Objective: Copy the data below exactly, omitting any picture it contains.

Provided data:
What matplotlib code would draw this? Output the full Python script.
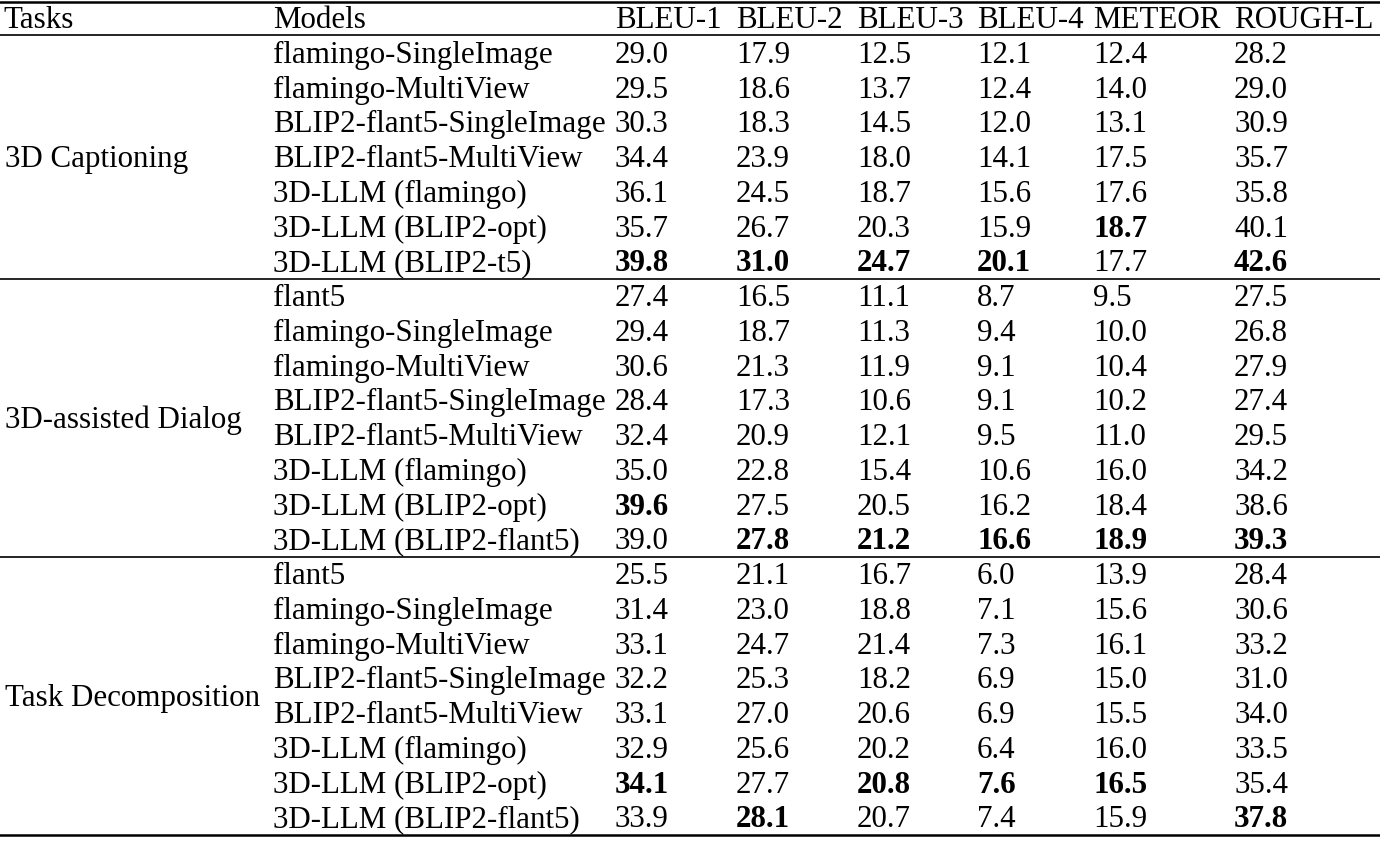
import matplotlib
matplotlib.use("Agg")
import matplotlib.pyplot as plt

# ---------------------------
# --- TABLE DATA ---
# ---------------------------
metrics = ["BLEU-1", "BLEU-2", "BLEU-3", "BLEU-4", "METEOR", "ROUGH-L"]
tasks = ["3D Captioning", "3D-assisted Dialog", "Task Decomposition"]

models_caption = ["flamingo-SingleImage", "flamingo-MultiView", "BLIP2-flant5-SingleImage",
                  "BLIP2-flant5-MultiView", "3D-LLM (flamingo)", "3D-LLM (BLIP2-opt)", "3D-LLM (BLIP2-t5)"]
scores_caption = [[29.0, 17.9, 12.5, 12.1, 12.4, 28.2],
                  [29.5, 18.6, 13.7, 12.4, 14.0, 29.0],
                  [30.3, 18.3, 14.5, 12.0, 13.1, 30.9],
                  [34.4, 23.9, 18.0, 14.1, 17.5, 35.7],
                  [36.1, 24.5, 18.7, 15.6, 17.6, 35.8],
                  [35.7, 26.7, 20.3, 15.9, 18.7, 40.1],
                  [39.8, 31.0, 24.7, 20.1, 17.7, 42.6]]
bold_caption = [(5, 4), (6, 0), (6, 1), (6, 2), (6, 3), (6, 5)]

models_dialog = ["flant5", "flamingo-SingleImage", "flamingo-MultiView", "BLIP2-flant5-SingleImage",
                 "BLIP2-flant5-MultiView", "3D-LLM (flamingo)", "3D-LLM (BLIP2-opt)", "3D-LLM (BLIP2-flant5)"]
scores_dialog = [[27.4, 16.5, 11.1, 8.7, 9.5, 27.5],
                 [29.4, 18.7, 11.3, 9.4, 10.0, 26.8],
                 [30.6, 21.3, 11.9, 9.1, 10.4, 27.9],
                 [28.4, 17.3, 10.6, 9.1, 10.2, 27.4],
                 [32.4, 20.9, 12.1, 9.5, 11.0, 29.5],
                 [35.0, 22.8, 15.4, 10.6, 16.0, 34.2],
                 [39.6, 27.5, 20.5, 16.2, 18.4, 38.6],
                 [39.0, 27.8, 21.2, 16.6, 18.9, 39.3]]
bold_dialog = [(6, 0), (7, 1), (7, 2), (7, 3), (7, 4), (7, 5)]

models_decomp = models_dialog
scores_decomp = [[25.5, 21.1, 16.7, 6.0, 13.9, 28.4],
                 [31.4, 23.0, 18.8, 7.1, 15.6, 30.6],
                 [33.1, 24.7, 21.4, 7.3, 16.1, 33.2],
                 [32.2, 25.3, 18.2, 6.9, 15.0, 31.0],
                 [33.1, 27.0, 20.6, 6.9, 15.5, 34.0],
                 [32.9, 25.6, 20.2, 6.4, 16.0, 33.5],
                 [34.1, 27.7, 20.8, 7.6, 16.5, 35.4],
                 [33.9, 28.1, 20.7, 7.4, 15.9, 37.8]]
bold_decomp = [(6, 0), (6, 2), (6, 3), (6, 4), (7, 1), (7, 5)]

groups = [(models_caption, scores_caption, bold_caption),
          (models_dialog, scores_dialog, bold_dialog),
          (models_decomp, scores_decomp, bold_decomp)]

# ---------------------------
# --- LAYOUT ---
# ---------------------------
plt.rcParams['font.family'] = ['Liberation Serif', 'DejaVu Serif']
FS = 22.3
task_x = 5
model_x = 273
metric_x = [615, 736, 857, 977, 1093, 1234]
base = 0.29  # baseline offset below row centre (in rows)

fig = plt.figure(figsize=(13.8, 8.42), dpi=100)
ax = fig.add_axes([0, 0, 1, 1])
ax.set_xlim(0, 1380)
# one unit per table row, row 0 is the header
row_h = 34.75
ax.set_ylim((842 - 18) / row_h, -18 / row_h)
ax.axis('off')


def cell(x, y, s, weight='normal'):
    ax.text(x, y + base, s, fontsize=FS, va='baseline', ha='left', fontweight=weight)


# header
cell(3, 0, "Tasks")
cell(model_x, 0, "Models")
for x, m in zip(metric_x, metrics):
    cell(x, 0, m)

row = 1
group_breaks = []
for task, (models, scores, bolds) in zip(tasks, groups):
    start = row
    for i, (model, vals) in enumerate(zip(models, scores)):
        cell(model_x, row, model)
        for j, v in enumerate(vals):
            cell(metric_x[j], row, "{:.1f}".format(v), 'bold' if (i, j) in bolds else 'normal')
        row += 1
    cell(task_x, (start + row - 1) / 2, task)
    group_breaks.append(row - 0.5)

# rules
ax.axhline(-0.45, color='black', lw=1.8)
ax.axhline(0.5, color='black', lw=1.2)
for yb in group_breaks[:-1]:
    ax.axhline(yb, color='black', lw=1.2)
ax.axhline(group_breaks[-1], color='black', lw=1.8)

fig.savefig("out.png", dpi=100)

Answer to the exercise:
What matplotlib code would draw this? Output the full Python script.
import matplotlib
matplotlib.use("Agg")
import matplotlib.pyplot as plt

# ---------------------------
# --- TABLE DATA ---
# ---------------------------
metrics = ["BLEU-1", "BLEU-2", "BLEU-3", "BLEU-4", "METEOR", "ROUGH-L"]
tasks = ["3D Captioning", "3D-assisted Dialog", "Task Decomposition"]

models_caption = ["flamingo-SingleImage", "flamingo-MultiView", "BLIP2-flant5-SingleImage",
                  "BLIP2-flant5-MultiView", "3D-LLM (flamingo)", "3D-LLM (BLIP2-opt)", "3D-LLM (BLIP2-t5)"]
scores_caption = [[29.0, 17.9, 12.5, 12.1, 12.4, 28.2],
                  [29.5, 18.6, 13.7, 12.4, 14.0, 29.0],
                  [30.3, 18.3, 14.5, 12.0, 13.1, 30.9],
                  [34.4, 23.9, 18.0, 14.1, 17.5, 35.7],
                  [36.1, 24.5, 18.7, 15.6, 17.6, 35.8],
                  [35.7, 26.7, 20.3, 15.9, 18.7, 40.1],
                  [39.8, 31.0, 24.7, 20.1, 17.7, 42.6]]
bold_caption = [(5, 4), (6, 0), (6, 1), (6, 2), (6, 3), (6, 5)]

models_dialog = ["flant5", "flamingo-SingleImage", "flamingo-MultiView", "BLIP2-flant5-SingleImage",
                 "BLIP2-flant5-MultiView", "3D-LLM (flamingo)", "3D-LLM (BLIP2-opt)", "3D-LLM (BLIP2-flant5)"]
scores_dialog = [[27.4, 16.5, 11.1, 8.7, 9.5, 27.5],
                 [29.4, 18.7, 11.3, 9.4, 10.0, 26.8],
                 [30.6, 21.3, 11.9, 9.1, 10.4, 27.9],
                 [28.4, 17.3, 10.6, 9.1, 10.2, 27.4],
                 [32.4, 20.9, 12.1, 9.5, 11.0, 29.5],
                 [35.0, 22.8, 15.4, 10.6, 16.0, 34.2],
                 [39.6, 27.5, 20.5, 16.2, 18.4, 38.6],
                 [39.0, 27.8, 21.2, 16.6, 18.9, 39.3]]
bold_dialog = [(6, 0), (7, 1), (7, 2), (7, 3), (7, 4), (7, 5)]

models_decomp = models_dialog
scores_decomp = [[25.5, 21.1, 16.7, 6.0, 13.9, 28.4],
                 [31.4, 23.0, 18.8, 7.1, 15.6, 30.6],
                 [33.1, 24.7, 21.4, 7.3, 16.1, 33.2],
                 [32.2, 25.3, 18.2, 6.9, 15.0, 31.0],
                 [33.1, 27.0, 20.6, 6.9, 15.5, 34.0],
                 [32.9, 25.6, 20.2, 6.4, 16.0, 33.5],
                 [34.1, 27.7, 20.8, 7.6, 16.5, 35.4],
                 [33.9, 28.1, 20.7, 7.4, 15.9, 37.8]]
bold_decomp = [(6, 0), (6, 2), (6, 3), (6, 4), (7, 1), (7, 5)]

groups = [(models_caption, scores_caption, bold_caption),
          (models_dialog, scores_dialog, bold_dialog),
          (models_decomp, scores_decomp, bold_decomp)]

# ---------------------------
# --- LAYOUT ---
# ---------------------------
plt.rcParams['font.family'] = ['Liberation Serif', 'DejaVu Serif']
FS = 22.3
task_x = 5
model_x = 273
metric_x = [615, 736, 857, 977, 1093, 1234]
base = 0.29  # baseline offset below row centre (in rows)

fig = plt.figure(figsize=(13.8, 8.42), dpi=100)
ax = fig.add_axes([0, 0, 1, 1])
ax.set_xlim(0, 1380)
# one unit per table row, row 0 is the header
row_h = 34.75
ax.set_ylim((842 - 18) / row_h, -18 / row_h)
ax.axis('off')


def cell(x, y, s, weight='normal'):
    ax.text(x, y + base, s, fontsize=FS, va='baseline', ha='left', fontweight=weight)


# header
cell(3, 0, "Tasks")
cell(model_x, 0, "Models")
for x, m in zip(metric_x, metrics):
    cell(x, 0, m)

row = 1
group_breaks = []
for task, (models, scores, bolds) in zip(tasks, groups):
    start = row
    for i, (model, vals) in enumerate(zip(models, scores)):
        cell(model_x, row, model)
        for j, v in enumerate(vals):
            cell(metric_x[j], row, "{:.1f}".format(v), 'bold' if (i, j) in bolds else 'normal')
        row += 1
    cell(task_x, (start + row - 1) / 2, task)
    group_breaks.append(row - 0.5)

# rules
ax.axhline(-0.45, color='black', lw=1.8)
ax.axhline(0.5, color='black', lw=1.2)
for yb in group_breaks[:-1]:
    ax.axhline(yb, color='black', lw=1.2)
ax.axhline(group_breaks[-1], color='black', lw=1.8)

fig.savefig("out.png", dpi=100)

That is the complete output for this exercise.